Moe is a story of friendship of how desperately we need at least one true friend to help us up when the inevitable trials of life put us down.
Moe is one of the more unique books I’ve read of late. Jim Hamlett has taken a modern day story about the struggles of ministry and finding God in the midst of people’s expectations and good intentions and added some surprising elements to create a charming and thought provoking tale. A young preacher from Scotland crosses “the pond” to candidate in America for an assistant pastor position. He lands to discover a polished pastor, a strong elder board and a very ill pastor’s wife. Told through revolving points of view the reader gets a glimpse into Moe’s thoughts, Pastor Kirk’s and a few other key players as the story unfolds. Ultimately this story is about the things of God, His paths, and His plans, even when they don’t make sense.
I tend to avoid self-published books. Why? I never know what I’m going to get. Is the novel going to be a rambling tribute to the author’s dream of tweed with leather patched elbows, or is the book going to be rough as a cob with points of view all over the map in a single paragraph? Will the story be trite or clichéd or will it be a well written story that just isn’t easily pigeonholed into a hot selling genre? When I agree to read a book, I take that commitment seriously so my reading time is spread pretty thin. Once I open a book I usually know within a page or two if I can review it with any amount of positivity. When I find a book I can fall into and get lost, sigh, it's such a pleasure.
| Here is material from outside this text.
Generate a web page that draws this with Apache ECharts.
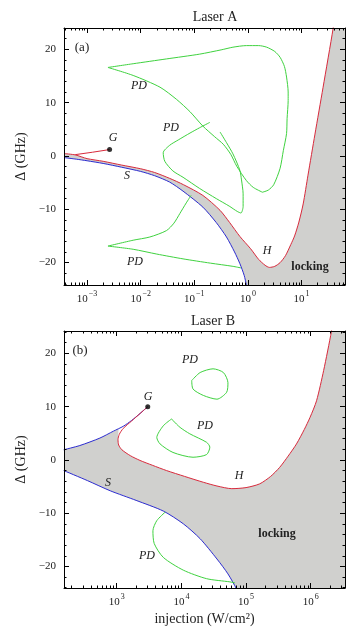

That said. Moe falls into the category of a very unique storyline and one written by an author without a massive selling platform. But, Hamlett’s not fitting the mold doesn’t mean the book isn’t a good read. On the contrary, Hamlett has all the skills and abilities of a good writer and storyteller. The pacing is just right. His characters are well developed and rich and even though he has several characters he juggles I didn’t get lost in the sea of people. The writing is spare but sense triggering. And the story is compelling on several levels. Overall I’m impressed and glad Mr. Hamlett took the necessary steps to polish his manuscript because it’s well worth the time investment.